Des bluettes qui prendront bientôt la clé des champs pour une tournée, cette fois avec orchestre, comprenant quelques haltes en Suisse. « Dont une très belle, puisque je viens d'apprendre que je ferai le Paléo l'an prochain. Dans votre pays, vous avez su garder une capacité d'écoute qui n'existe plus ici.»
Tourbillon silencieux
C'est qu' il vaut mieux avoir les oreilles disponibles pour se laisser aspirer dans le tourbillon presque silencieux du nouveau Sheller, articulé autour de son seul piano. « Après de grands concerts symphoniques, j'avais envie d'un petit objet avec peu de mots, peu de notes, quelque chose de très épuré, d'où le titre de l'album. » Douze titres, dont trois instrumentaux, enregistrés à la maison, pour aller au bout de la démarche. « Je me suis mis à poil devant mon bon vieux piano avec qui je m'entends comme je peux depuis déjà quinze ans. J'ai voulu le faire chez moi pour trouver le son qui donnerait l'impression à l'auditeur qu' il est assis sur mon tabouret et que les chansons ne s' adressent qu' à lui. » Autant dire que la magie prend d'emblée, les mélodies sobres et mélancoliques de « symphoman » s' accordant à merveille dans ce climat de simplicité. « Cette option minimaliste n'est pas aussi facile qu' on ne le pense. J'aurais pu aller dans un studio immense, avec un grand piano, mais ç'aurait été un instrument froid, que j'aurais dû appendre à connaître, alors que dans le mien, j'ai l'avantage de pouvoir y cacher mes défauts. »
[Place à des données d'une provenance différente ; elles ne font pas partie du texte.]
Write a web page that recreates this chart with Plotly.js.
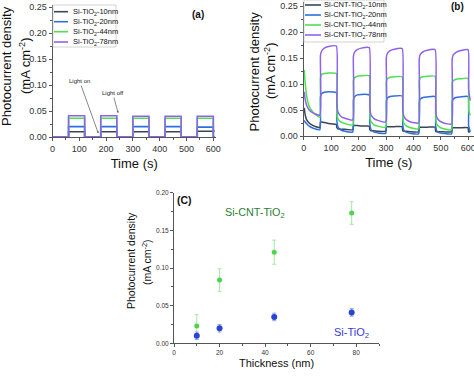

De faire éclore des trouvailles aussi, comme ce concerto pour la main gauche glissé entre deux titres. « Je mets ces morceaux pour piano car je me suis aperçu qu' on me faisait souvent signer des partitions. Certains aiment bien les jouer et ce truc pour la main gauche part d'une histoire toute bête, d'un exercice du matin où je bois mon café de la main droite pendant que je me délie l'autre en pianotant.»
Concerto pour l'autre
Plus qu'un clin d'œil, cette façon de vouloir partager explique peut-être pourquoi Sheller a toujours un pied dans ce showbiz que pourtant il déteste. « Si je n'avais pas voulu communiquer, j'aurais fait de la musique savante et passé le Prix de Rome comme le voulait mon maître de l'époque. J'enquiquinerais tout le monde en me prenant pour un génie, mais je n'ai pas envie de ça. J'ai la chance d'entendre des notes et je ne veux pas me priver de chanter celles qui me viennent, surtout si c'est un air populaire. » Un air, mais pas un format, l'artiste estimant ne pas faire le même métier que les vendeurs de tubes à la criée. « L'arrivée de gens comme Bénabar ou Vincent Delerm montre bien que le public a encore envie d'entendre des mots. C'est peut-être inhabituel, mais ça revient et je me réjouis d'en faire partie. »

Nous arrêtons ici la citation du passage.